What’s the difference between time of flight and time to reach maximum height?
These are two distinct but related metrics:
- Time to max height: The time taken for the projectile to reach its peak (when vertical velocity becomes zero)
- Time of flight: The total time from launch until the projectile returns to the same vertical level
For symmetric trajectories (when landing at the same height as launch), the time of flight is exactly twice the time to reach maximum height. When landing at a different height, the relationship becomes more complex.
How accurate are these calculations compared to real-world throws?
The calculations provide excellent theoretical approximations but may differ from real-world results due to:
- Air resistance (most significant factor)
- Spin on the ball (Magnus effect)
- Wind conditions
- Variations in gravity at different locations
- Imperfections in the throw (non-ideal launch angle)
For most educational and practical purposes, these calculations are accurate within 5-10% for dense, fast-moving objects over short distances.
Can this calculator help improve my sports performance?
Absolutely!
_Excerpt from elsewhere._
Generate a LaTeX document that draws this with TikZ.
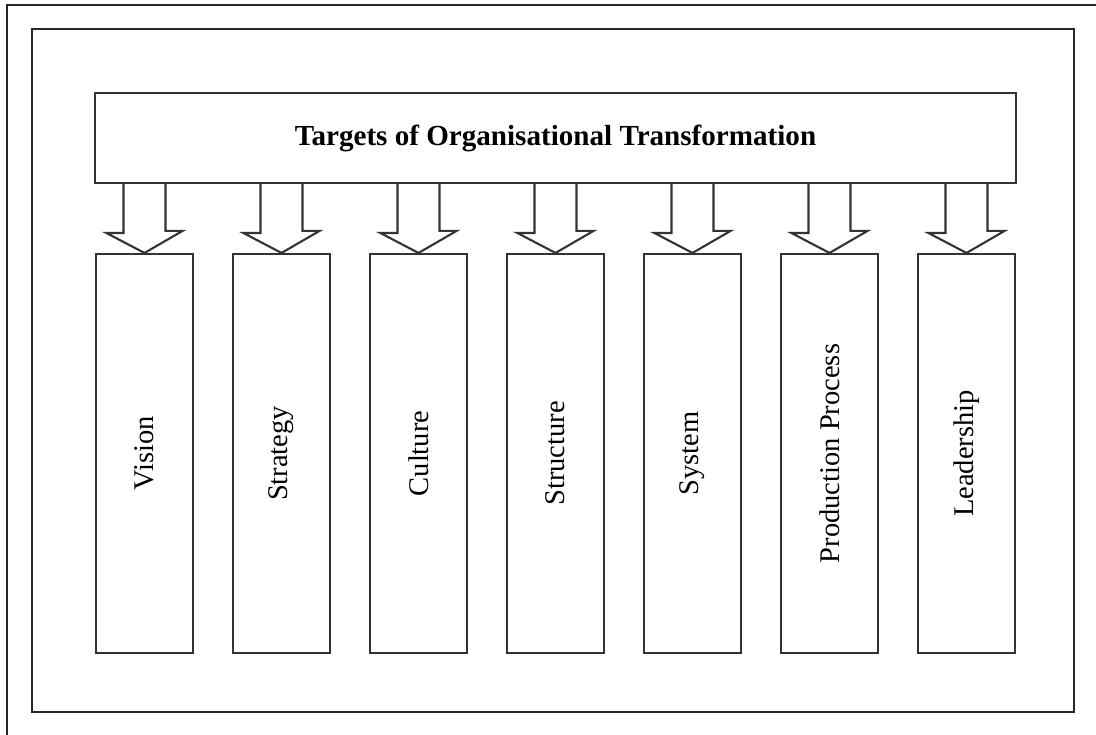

Athletes can use this calculator to:
- Determine optimal release angles for different throws
- Understand how small changes in technique affect outcomes
- Visualize the ideal trajectory for their sport
- Compare their current performance with theoretical optimums
- Experiment with different initial conditions to find their personal sweet spot
Many professional teams use similar physics-based analysis to optimize player performance and strategy.